Monday, April 20, 2009

Do you know where you are?

Step back for a second, look down on your life. Are you really who you think you are? Do you see yourself like everyone else does? Would it matter?

Step back in, then out again.

Think. Breathe. Concentrate.

Are you what you want? Do you know that somethings, meant in all fun, hurt? Does it sting to know you aren't who you, yourself thought you were? How does it feel to realize everyone else sees you as a monster? Does all this feel like a spark of electricity ripping through you?

Sure as hell does.

Step out into the lives of others, are they are bad as you have put them off to be? You don't know them, just as much as they don't know you. Maybe life has more depth than you perceived.

Life: To live, then die.

Truthfully, that is what life is, in a far off way. Life is deep. People are deep. Feelings are deep.

If I could honestly see myself others do, would I like it? Because right now, trying, desperately I see myself as a hateful bitch. Yet, I know I am not, close, far, possibly. But how am I supposed to do this? How can I change this way I see myself? Am I seeing others really? Or are they distorted visions.

Maybe everyone I know is a lie.

Everything I have grown to know. Lie.

But it can't be. Because nothing is a lie, as well as nothing is a truth. The cheatee will never cheat.
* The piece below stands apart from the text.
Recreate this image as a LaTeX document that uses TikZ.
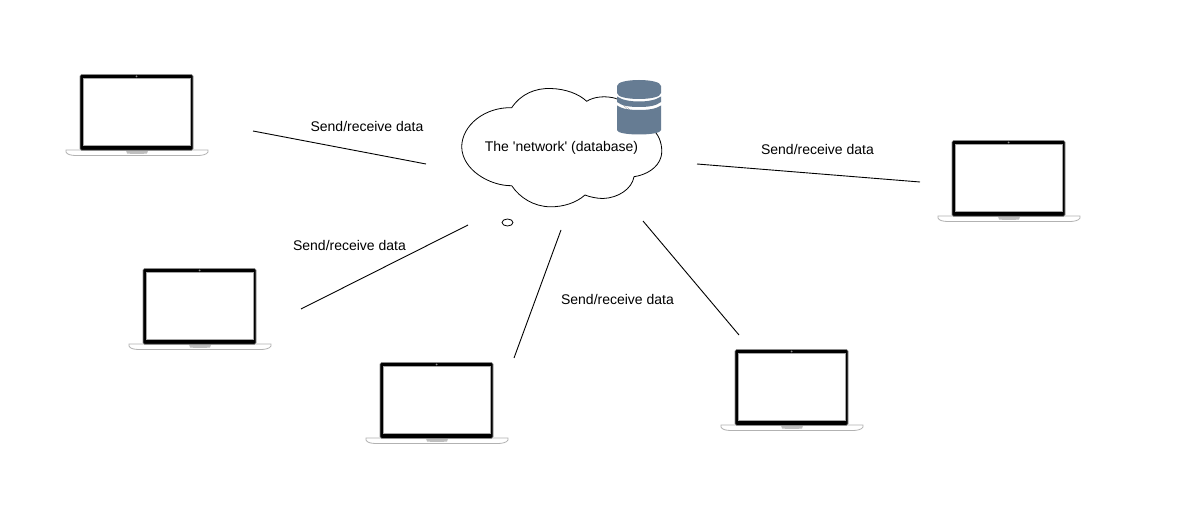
\documentclass[tikz,border=0pt]{standalone}
\usepackage{fontspec}
\usetikzlibrary{shapes.geometric}
\setmainfont{Liberation Sans}
\definecolor{dbblue}{HTML}{667C93}
\tikzset{x=1bp,y=-1bp,
  wire/.style={line width=0.9bp,black},
  lbl/.style={font=\fontsize{14bp}{16bp}\selectfont,inner sep=0pt,text=black},
  pics/laptop/.style={code={
    % base
    \path[draw=black!30,fill=white,line width=0.8bp] (-14,75.5) -- (128,75.5) -- (128,77.5) .. controls (127,80) and (122,81) .. (118,81) -- (-4,81) .. controls (-9,81) and (-13,80) .. (-14,77.5) -- cycle;
    \path[fill=black!25] (46,76) -- (68,76) -- (67,79) .. controls (62,79.6) and (52,79.6) .. (47,79) -- cycle;
    % lid
    \path[fill=black,draw=black!45,line width=0.6bp,rounded corners=1.5bp] (0,75.8) -- (0,0) -- (113,0) -- (113,75.8) -- cycle;
    \path[fill=white,draw=black!35,line width=0.3bp] (3.3,4) rectangle (110.4,71);
    \path[fill=black!45] (56.5,2) circle (1bp);
  }}}
\begin{document}
\begin{tikzpicture}
\useasboundingbox[fill=white] (0,0) rectangle (1198,514);
% laptops
\pic (lapA) at (80,74.5) {laptop};
\pic (lapB) at (952,140.5) {laptop};
\pic (lapC) at (143,268.5) {laptop};
\pic (lapD) at (380,362.5) {laptop};
\pic (lapE) at (735,349.5) {laptop};
% cloud
\draw[line width=0.8bp,black,fill=white]
  (511.7,107.7) .. controls (521,94) and (535,88) .. (551,88.5)
  .. controls (566,89) and (579,94) .. (586.7,101.3)
  .. controls (594,96.5) and (606,95.5) .. (616,98.5)
  -- (656,133)
  .. controls (661,139) and (663,150) .. (661,157)
  .. controls (658,168) and (646,175) .. (634,176.7)
  .. controls (632,189) and (618,198) .. (603,198.5)
  .. controls (597,198.5) and (590,197) .. (585,195)
  .. controls (576,203) and (563,207) .. (550,206.8)
  .. controls (534,206.5) and (520,198) .. (511.7,185.7)
  .. controls (490,186) and (462,170) .. (461.7,146.7)
  .. controls (462,125) and (485,107) .. (511.7,107.7) -- cycle;
\draw[line width=0.8bp,white] (616.5,99) -- (655.5,132.5);
% thought bubble
\node[draw=black,line width=0.8bp,ellipse,minimum width=11bp,minimum height=7bp,inner sep=0pt] (bubble) at (507.5,222.5) {};
% database
\path[fill=dbblue] (617,86) .. controls (617,82) and (628,80) .. (639,80) .. controls (650,80) and (661,82) .. (661,86)
  -- (661,93) .. controls (661,97) and (650,99) .. (639,99) .. controls (628,99) and (617,97) .. (617,93) -- cycle;
\path[fill=dbblue] (617,96.5) .. controls (622,100) and (630,101.5) .. (639,101.5) .. controls (648,101.5) and (656,100) .. (661,96.5)
  -- (661,102) .. controls (656,106) and (648,107) .. (639,107) .. controls (630,107) and (622,106) .. (617,102) -- cycle;
\path[fill=dbblue] (617,105.5) .. controls (622,109) and (630,110) .. (639,110) .. controls (648,110) and (656,109) .. (661,105.5)
  -- (661,130) .. controls (661,133) and (650,134.5) .. (639,134.5) .. controls (628,134.5) and (617,133) .. (617,130) -- cycle;
% labels
\node[lbl] (cloudtext) at (561.5,148) {The \textquotesingle network\textquotesingle{} (database)};
\node[lbl] (s1) at (367,126) {Send/receive data};
\node[lbl] (s2) at (817.5,149) {Send/receive data};
\node[lbl] (s3) at (349.5,245) {Send/receive data};
\node[lbl] (s4) at (617.5,299) {Send/receive data};
% connector ends
\coordinate (a1) at (253,131); \coordinate (a2) at (426,164);
\coordinate (b1) at (697,164); \coordinate (b2) at (920,182);
\coordinate (c1) at (301,309); \coordinate (c2) at (468,225);
\coordinate (d1) at (514,358); \coordinate (d2) at (561,230);
\coordinate (e1) at (739,335); \coordinate (e2) at (643,221);
\draw[wire] (a1) -- (a2);
\draw[wire] (b1) -- (b2);
\draw[wire] (c1) -- (c2);
\draw[wire] (d1) -- (d2);
\draw[wire] (e1) -- (e2);
\end{tikzpicture}
\end{document}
It's all a balancing act, if you can juggle, you will succeed at this circus we have to call life. I'd like to think I know what I'm saying. But I don't. Will I ever? Is this possible? Is life possible?

Of course.

Anything is possible, all you have to do is try. Make a real effort. Something I don't think I've ever done. Try. Make a real effort. If I tried at everything in life, I would not be here - a sad soul, writing this. Because this wouldn't mean a single thing to me. I'd have bigger dreams. Be a lawyer, still be on the track and soccer teams. Maybe I wouldn't cry, even after I promised myself, never again. But is that happy?

To me, that sounds like hell. Perfection is hell. My room can't be close to clean, because then it has to be perfect. Perfectly clean. I can't stand it, but maybe if I was perfection, it would be fine. But no one can be perfect. I'd rather be a mess of a character then close to perfection.
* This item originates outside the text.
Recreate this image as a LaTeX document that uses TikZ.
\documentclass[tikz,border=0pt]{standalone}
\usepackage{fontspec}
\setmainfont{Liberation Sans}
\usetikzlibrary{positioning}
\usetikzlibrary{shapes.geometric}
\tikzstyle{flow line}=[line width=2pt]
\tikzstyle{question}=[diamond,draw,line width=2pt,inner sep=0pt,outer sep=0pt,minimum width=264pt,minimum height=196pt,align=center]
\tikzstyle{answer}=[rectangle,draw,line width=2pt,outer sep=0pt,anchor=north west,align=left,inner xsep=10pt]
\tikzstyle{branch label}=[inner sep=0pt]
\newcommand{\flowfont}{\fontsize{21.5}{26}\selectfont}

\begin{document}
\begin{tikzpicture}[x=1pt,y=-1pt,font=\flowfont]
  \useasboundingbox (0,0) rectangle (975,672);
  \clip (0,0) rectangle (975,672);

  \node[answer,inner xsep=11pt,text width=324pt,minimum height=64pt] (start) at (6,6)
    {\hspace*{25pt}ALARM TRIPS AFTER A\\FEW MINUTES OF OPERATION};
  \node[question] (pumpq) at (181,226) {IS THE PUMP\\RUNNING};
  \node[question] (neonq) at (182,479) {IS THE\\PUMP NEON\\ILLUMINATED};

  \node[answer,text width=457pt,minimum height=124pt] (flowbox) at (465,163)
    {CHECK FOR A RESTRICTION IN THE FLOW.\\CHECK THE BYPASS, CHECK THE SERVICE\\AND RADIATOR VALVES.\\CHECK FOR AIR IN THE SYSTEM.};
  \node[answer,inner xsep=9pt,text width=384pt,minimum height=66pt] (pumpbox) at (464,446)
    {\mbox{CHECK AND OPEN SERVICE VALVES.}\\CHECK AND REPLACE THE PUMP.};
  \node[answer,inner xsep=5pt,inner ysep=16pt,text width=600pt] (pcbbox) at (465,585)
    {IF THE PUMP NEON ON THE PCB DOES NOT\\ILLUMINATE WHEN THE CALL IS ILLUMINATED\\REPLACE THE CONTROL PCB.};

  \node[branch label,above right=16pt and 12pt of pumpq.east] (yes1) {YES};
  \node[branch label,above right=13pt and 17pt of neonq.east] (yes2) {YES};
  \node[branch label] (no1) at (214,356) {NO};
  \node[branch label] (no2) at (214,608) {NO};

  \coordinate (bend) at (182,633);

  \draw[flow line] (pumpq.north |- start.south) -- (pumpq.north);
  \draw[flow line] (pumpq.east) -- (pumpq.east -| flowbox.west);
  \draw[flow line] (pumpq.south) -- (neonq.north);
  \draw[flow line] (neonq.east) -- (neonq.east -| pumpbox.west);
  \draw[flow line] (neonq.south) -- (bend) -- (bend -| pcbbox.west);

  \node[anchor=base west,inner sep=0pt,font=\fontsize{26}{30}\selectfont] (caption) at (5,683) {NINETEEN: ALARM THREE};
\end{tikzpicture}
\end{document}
Perfection strives for gold. Perfection is sought on upon to succeed at everything they begin. I could be perfect. But how so, no one is perfect. But I could. It all makes sense to me. All I'd have to do was try. Not for myself, for others, because I am all they seem to have going for them.

One day, I will be what I want. Because one day I plan on living up to every potential I seem to have. Because one day, I won't be like you.